Ülkede Müslüman çoğunluğun yanında Hıristiyanlar, Mecusîler ve Maniheistler yaşamaktaydı. Buhara, Semerkand Nisabur ve Merv şehirleri İpek Yolu’nun üzerinde yer aldıkları için sosyoekonomik bakımdan zenginleşmişlerdi. Evler taş, kerpiç ya da ağaçtan inşa edilmekte olup temiz su ve atık su sistemleri mevcuttu. Şehirler ekonomik gelişmeye paralel olarak bir takım sanatsal öğelerle de süslenirdi. Örneğin Semerkand’da şehir meydanında servi ağaçlarından oyulmuş ve birbirini kovalar şekilde duran at, deve, öküz ile bazı vahşi hayvanların ağaçtan heykelleri yer alırdı.
Devletin egemenlik sahasının dönemin üç büyük ticarî güzergâhının yani İpek Yolu, Kürk Yolu ve Baharat Yolu’nun kesişim noktasında yer alması da önemli bir ayrıntıdır. Zira ticaret aynı zamanda bir kültürleşme ve Müslümanlığın yayılması için önemli bir araç olup İdil Bulgarlarının İslamiyet ile tanışması da Sâmânîler coğrafyasından çıkıp kuzeyde faaliyet gösteren Hârizmli tüccarların eliyle gerçekleşmiştir. Bu durum doğuda bozkırda yaşayan Türkler için de geçerlidir. Ayrıca Samani paraları, İdil Bulgarları sayesinde Baltık’tan, İskandinavya’ya ve Britanya’ya kadar dolaşımda olmuştur.
İlim ve kültür olarak bakıldığında ise yine ticaretin getirdiği çok renklilik ve kültürleşme dolayısıyla büyük bir zenginlik söz konusuydu. Bu nedenden ötürü ilk medreseler Sâmânîler coğrafyasında ortaya çıktığı gibi birçok sahada batıdakinden farklı bir ekol oluşturulabilmiştir. Sadece İslam dünyası ve Ortaçağ içerisinde değil günümüze kadar gelmeyi başaran haklı bir şöhrete sahip İbn Sina, kariyerine çok genç yaşlarda Sâmânî sarayında bir hekim olarak başlamıştır.

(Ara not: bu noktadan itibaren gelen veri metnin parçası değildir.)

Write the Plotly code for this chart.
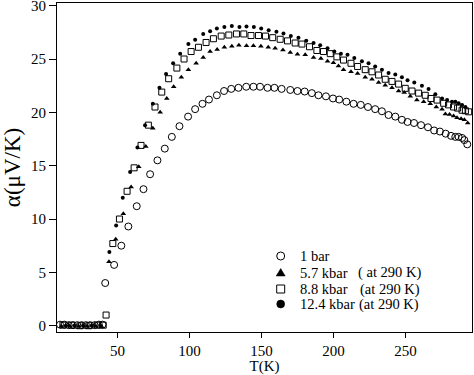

Yine daha çok batıda yaşamış olsa da felsefe konusundaki çalışmalarıyla bilinen Muallim-i Sânî Farabî’nin gençliği de Sâmânîler sahasında geçmiştir. Hepsinden de önemlisi onlar Selçuklularla kemale erecek olan Türk-İslâm Sentezi’nin de temellerini atmışlardır.